1500 SHERMAN AVENUE BUILDING CORPORATION v. PERKOVIC
Appellate Court of Illinois (1930)
Facts
- The complainant, a corporation, sought specific performance of a lease agreement with the defendant, Paul Perkovic, who owned certain real estate in Evanston, Illinois.
- The parties had entered into a memorandum of agreement outlining the terms of the lease, which included an option to purchase the property.
- The complainant claimed it had incurred expenses in anticipation of the lease execution and had been ready to perform its obligations under the agreement.
- However, the defendants failed to submit a formal lease, which was a condition of the agreement, and refused to execute a lease conforming to the terms.
- The defendants demurred to the bill, asserting it lacked sufficient legal grounds.
- The trial court sustained the demurrer, leading to the dismissal of the complainant's bill.
- The complainant appealed the decision, seeking to reverse the dismissal order.
Issue
- The issue was whether the trial court erred in sustaining the demurrer and dismissing the complainant's bill for specific performance of the lease agreement.
Holding — Matchett, J.
- The Appellate Court of Illinois held that the trial court did not err in sustaining the demurrer and dismissing the bill.
Rule
- A bill for specific performance of a contract must set forth facts demonstrating that the contract is fair and just and must convey an absolute right without further negotiations.
Reasoning
- The court reasoned that, when evaluating a bill for specific performance, it must be construed most strongly against the complainant.
- The court noted that only material facts, rather than legal conclusions, are accepted as admitted when considering a demurrer.
- The court determined that the bill was defective because it failed to demonstrate that the contract was fair and just, and it did not provide an absolute right to a lease without further negotiations.
- The agreement included terms that required the submission of a formal lease within 15 days and left certain provisions to be determined by the parties' attorneys.
- Thus, the court concluded that the contract was merely a preliminary agreement and lacked the necessary specificity to warrant specific performance.
- The court also distinguished the case from others cited by the complainant, emphasizing that those cases involved contracts with clearer terms.
Deep Dive: How the Court Reached Its Decision
Construction of the Bill Against the Complainant
The court emphasized that when evaluating a bill for specific performance, it must be construed most strongly against the complainant. This principle means that any ambiguities in the bill would be interpreted in a way that favors the defendants. The court noted that only allegations of material facts are accepted as admitted when considering a demurrer, while legal conclusions stated in the bill do not carry the same weight. Therefore, the court scrutinized the factual allegations of the complainant, determining that the bill did not present sufficient facts to support the claim for relief. This approach underscores the importance of clear and persuasive allegations in equity cases, particularly when a party seeks specific performance of a contract. The court's strict interpretation of the bill served to highlight deficiencies that warranted the dismissal of the case.
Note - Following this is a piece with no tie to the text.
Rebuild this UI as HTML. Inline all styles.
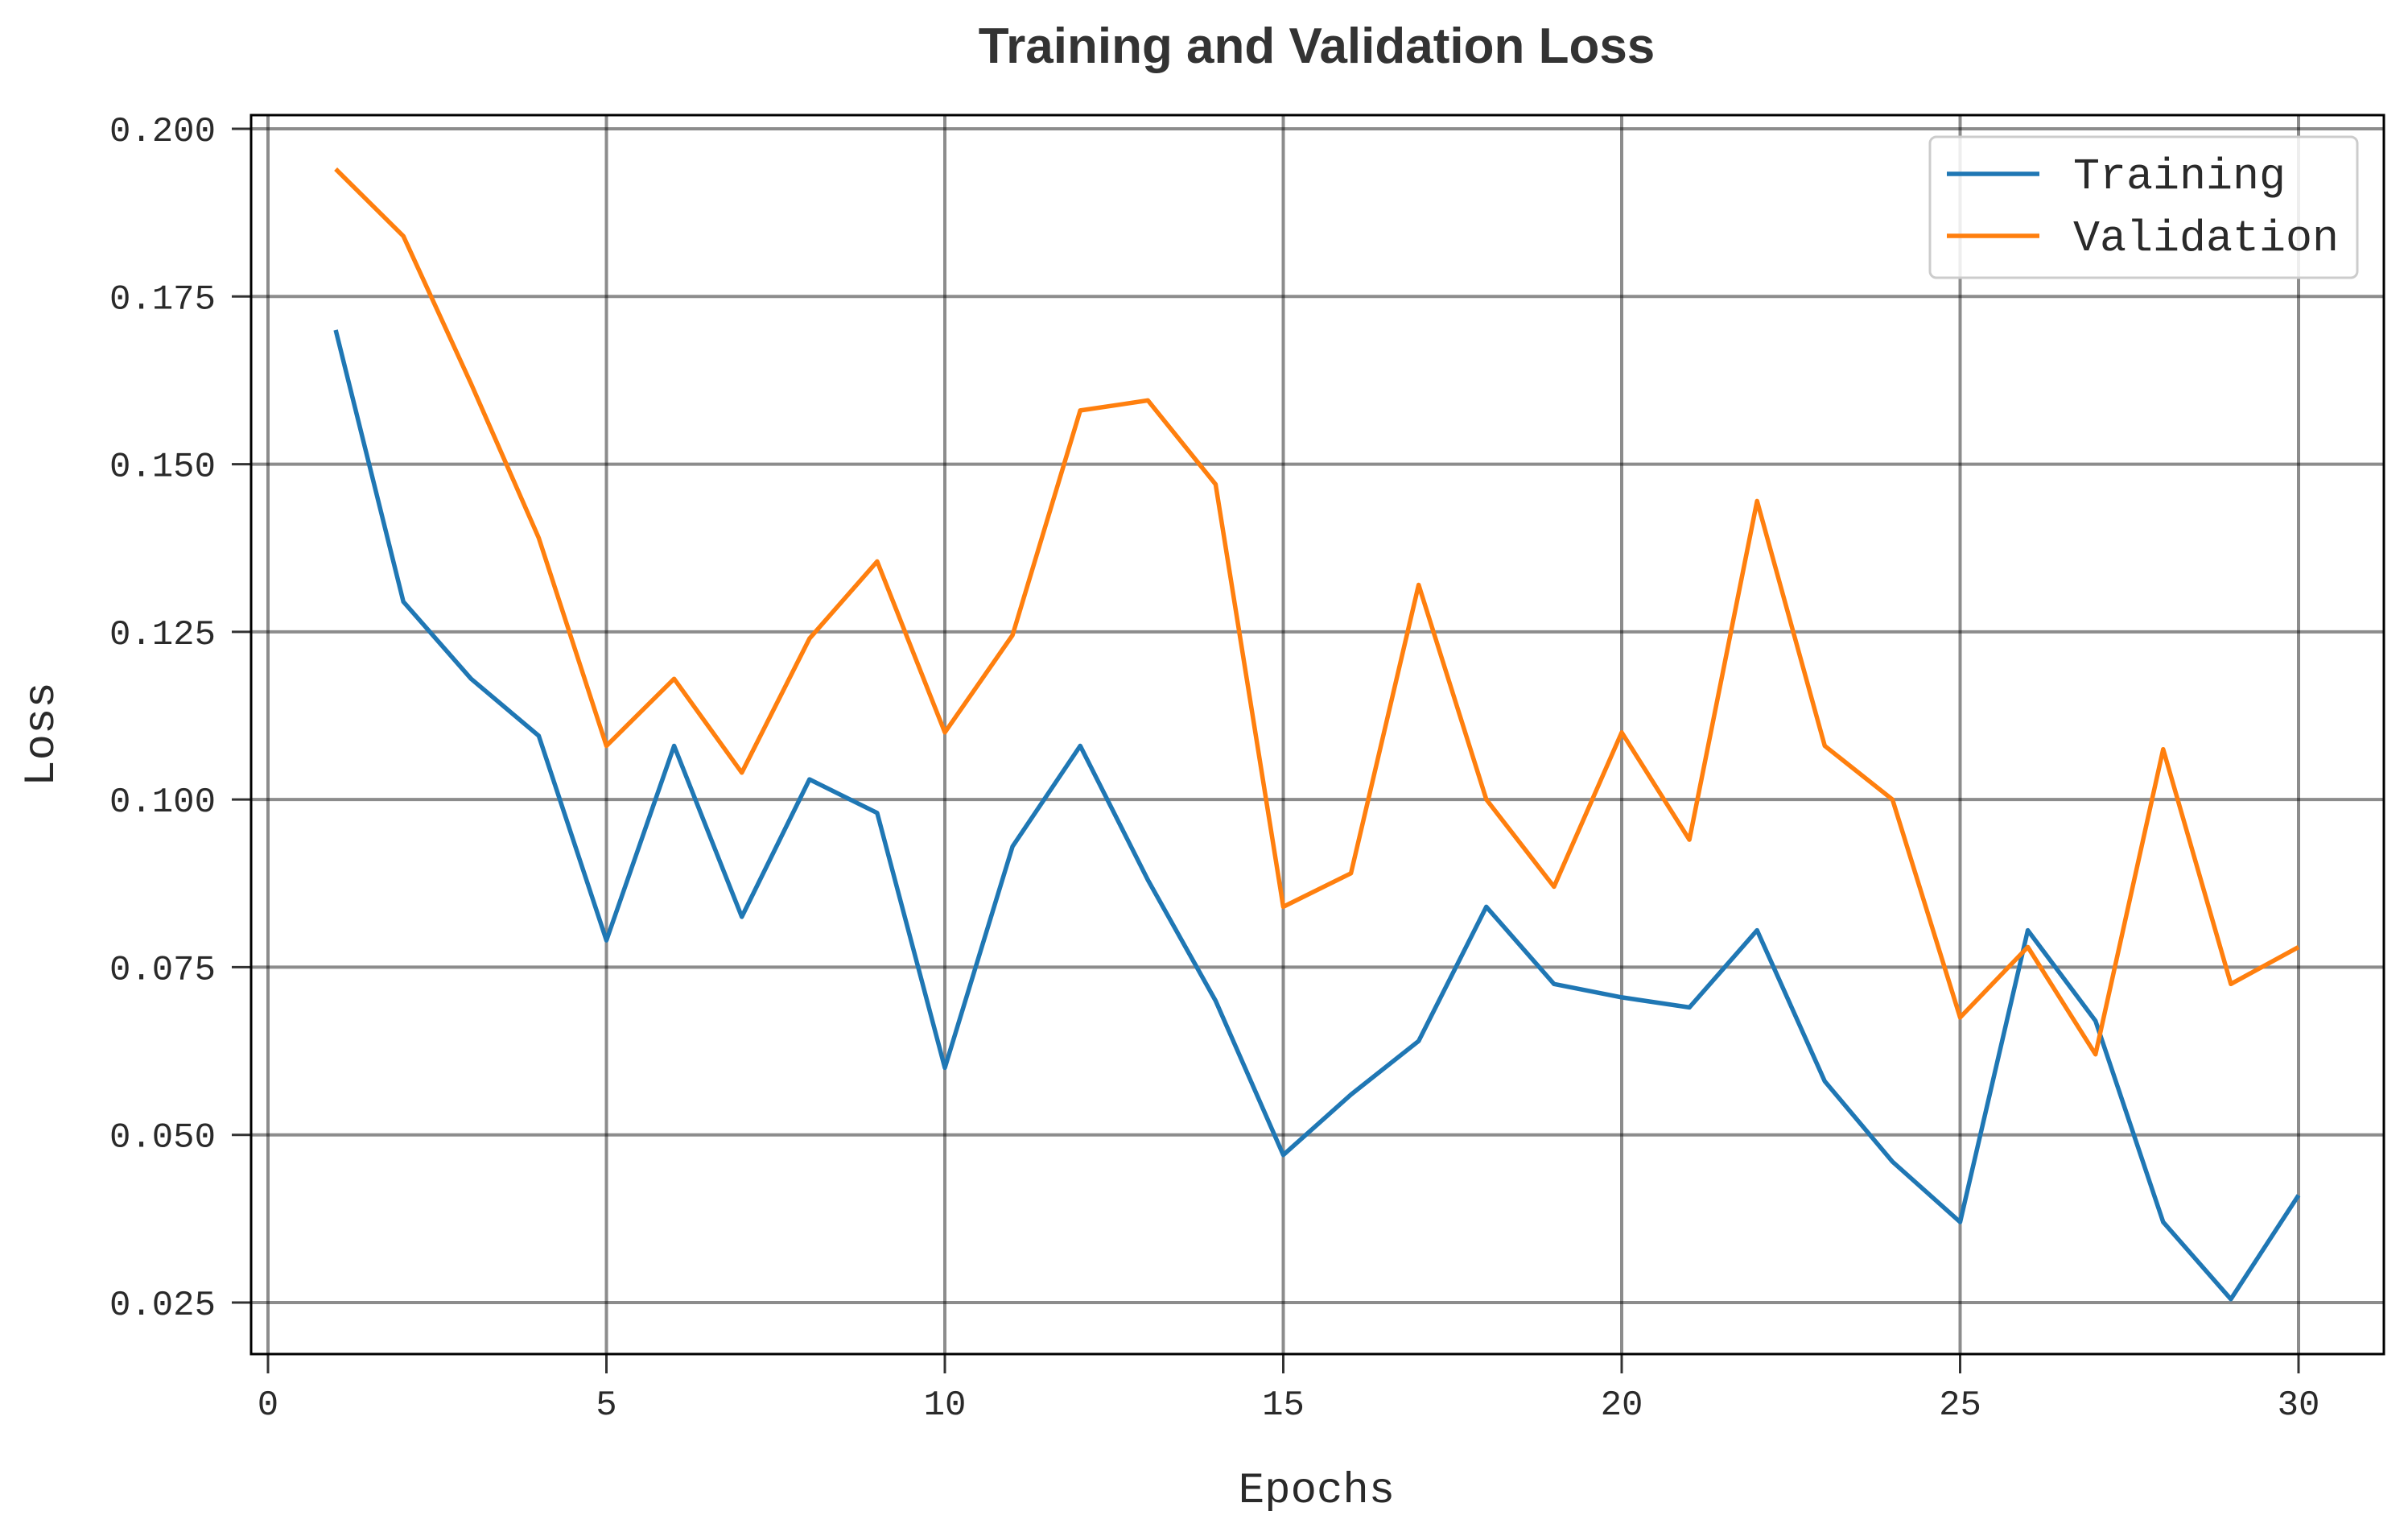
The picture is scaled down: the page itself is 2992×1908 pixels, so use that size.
<!DOCTYPE html>
<html><head><meta charset="utf-8"><style>
html,body{margin:0;padding:0;background:#fff;}
svg{display:block;}
text{font-family:"Liberation Mono",monospace;fill:#2a2a2a;}
</style></head><body>
<svg id="chart" width="2992" height="1908" xmlns="http://www.w3.org/2000/svg">
<text x="1636" y="78" text-anchor="middle" style="font-family:'Liberation Sans',sans-serif;font-weight:bold;font-size:62px;fill:#333">Training and Validation Loss</text>
<g id="grid"></g>
<g id="ticks"></g>
<g id="series"></g>
<rect x="312" y="143" width="2650" height="1539" fill="none" stroke="#000" stroke-width="3"/>
<text x="1636" y="1866" text-anchor="middle" font-size="54">Epochs</text>
<text x="0" y="0" text-anchor="middle" font-size="54" transform="translate(66,912) rotate(-90)">Loss</text>
<g>
<rect x="2398" y="170" width="531" height="175" rx="8" fill="#fff" fill-opacity="0.85" stroke="#ccc" stroke-width="3"/>
<line x1="2419" y1="216" x2="2534" y2="216" stroke="#1f77b4" stroke-width="5.5"/>
<text x="2576" y="234" font-size="55">Training</text>
<line x1="2419" y1="293" x2="2534" y2="293" stroke="#ff7f0e" stroke-width="5.5"/>
<text x="2576" y="311" font-size="55">Validation</text>
</g>
</svg>
<script>
const epochs = [1,2,3,4,5,6,7,8,9,10,11,12,13,14,15,16,17,18,19,20,21,22,23,24,25,26,27,28,29,30];
const trainingLoss = [0.170,0.1295,0.118,0.1095,0.079,0.108,0.0825,0.103,0.098,0.060,0.093,0.108,0.088,0.070,0.047,0.056,0.064,0.084,0.0725,0.0705,0.069,0.0805,0.058,0.046,0.037,0.0805,0.067,0.037,0.0255,0.041];
const validationLoss = [0.194,0.184,0.162,0.139,0.108,0.118,0.104,0.124,0.1355,0.110,0.1245,0.158,0.1595,0.147,0.084,0.089,0.132,0.100,0.087,0.110,0.094,0.1445,0.108,0.100,0.0675,0.078,0.062,0.1075,0.0725,0.078];
const xTicks = [0,5,10,15,20,25,30];
const yTicks = [0.025,0.050,0.075,0.100,0.125,0.150,0.175,0.200];
const yTickLabels = ["0.025","0.050","0.075","0.100","0.125","0.150","0.175","0.200"];

const NS = "http://www.w3.org/2000/svg";
const X0 = 333, XPER = (2856-333)/30;
const Y200 = 160, YPER = (1618-160)/0.175;
function xs(v){return X0 + v*XPER;}
function ys(v){return Y200 + (0.200 - v)*YPER;}
function mk(tag, attrs, parent){const e=document.createElementNS(NS,tag);for(const k in attrs)e.setAttribute(k,attrs[k]);parent.appendChild(e);return e;}
const grid=document.getElementById('grid'), ticks=document.getElementById('ticks'), series=document.getElementById('series');
xTicks.forEach(t=>{
  const x=xs(t);
  const g=mk('line',{x1:x,y1:143,x2:x,y2:1682,stroke:'#000','stroke-opacity':0.45,'stroke-width':4},grid);
  
  
  const tk=mk('line',{x1:x,y1:1682,x2:x,y2:1706,stroke:'#333','stroke-width':3},ticks);
  
  
  const lb=mk('text',{x:x,y:1757,'text-anchor':'middle','font-size':44},ticks);
  lb.textContent=String(t);
  
  
});
yTicks.forEach((t,i)=>{
  const y=ys(t);
  const g=mk('line',{x1:312,y1:y,x2:2962,y2:y,stroke:'#000','stroke-opacity':0.45,'stroke-width':4},grid);
  
  
  const tk=mk('line',{x1:288,y1:y,x2:312,y2:y,stroke:'#333','stroke-width':3},ticks);
  
  
  const lb=mk('text',{x:268,y:y+15,'text-anchor':'end','font-size':44},ticks);
  lb.textContent=yTickLabels[i];
  
  
});
function pts(vals){return vals.map((v,i)=>xs(epochs[i]).toFixed(1)+','+ys(v).toFixed(1)).join(' ');}
const tl=mk('polyline',{points:pts(trainingLoss),fill:'none',stroke:'#1f77b4','stroke-width':5.5,'stroke-linejoin':'round'},series);


const vl=mk('polyline',{points:pts(validationLoss),fill:'none',stroke:'#ff7f0e','stroke-width':5.5,'stroke-linejoin':'round'},series);


</script>
</body></html>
Deficiencies in the Contractual Agreement
The court identified specific deficiencies in the contractual agreement that rendered the bill defective. First, it failed to provide facts that would inform the court whether the contract was fair, just, and not unconscionable. This requirement is essential for any claim seeking specific performance, as equity requires that the terms of the contract be reasonable and equitable. Additionally, the court noted that the language of the agreement indicated that the parties did not intend to create an absolute right without further negotiations. The requirement for the submission of a formal lease within 15 days and the stipulation that attorneys would determine additional provisions demonstrated that the agreement was merely a preliminary negotiation rather than a binding contract. Therefore, the court concluded that these factors contributed to the inadequacy of the bill, leading to its dismissal.
Comparison with Precedent Cases
In its reasoning, the court distinguished the current case from others cited by the complainant, which involved contracts with clearer terms and established rights. The court referenced precedents where specific performance was granted only when the contract terms were explicit and binding. For instance, in the case of London v. Doering, the court dismissed a bill for specific performance because the contract was deemed a preliminary agreement that required further action to become enforceable. The court's analysis highlighted that the presence of ambiguity or contingent conditions significantly weakened the complainant's position. By comparing the facts of the current case with established jurisprudence, the court reinforced the necessity for clarity in contractual obligations to support claims for specific performance. Thus, the distinctions drawn from precedent further justified the court's decision to uphold the demurrer and dismiss the case.
Conclusion of the Court
Ultimately, the court affirmed the decision of the lower court, concluding that the trial court did not err in sustaining the demurrer. The court's ruling underscored the importance of presenting a well-structured and coherent bill in equity cases, particularly when seeking specific performance. The deficiencies in the complainant's arguments, notably the lack of factual allegations demonstrating the fairness of the contract and the failure to establish a binding agreement, led to the dismissal. The court's affirmation serves as a reminder that parties seeking equitable relief must ensure that their claims are supported by clear and compelling evidence of a valid and enforceable contract. The ruling thus reinforced the standards that must be met for specific performance to be granted, maintaining the integrity of equitable principles in contract law.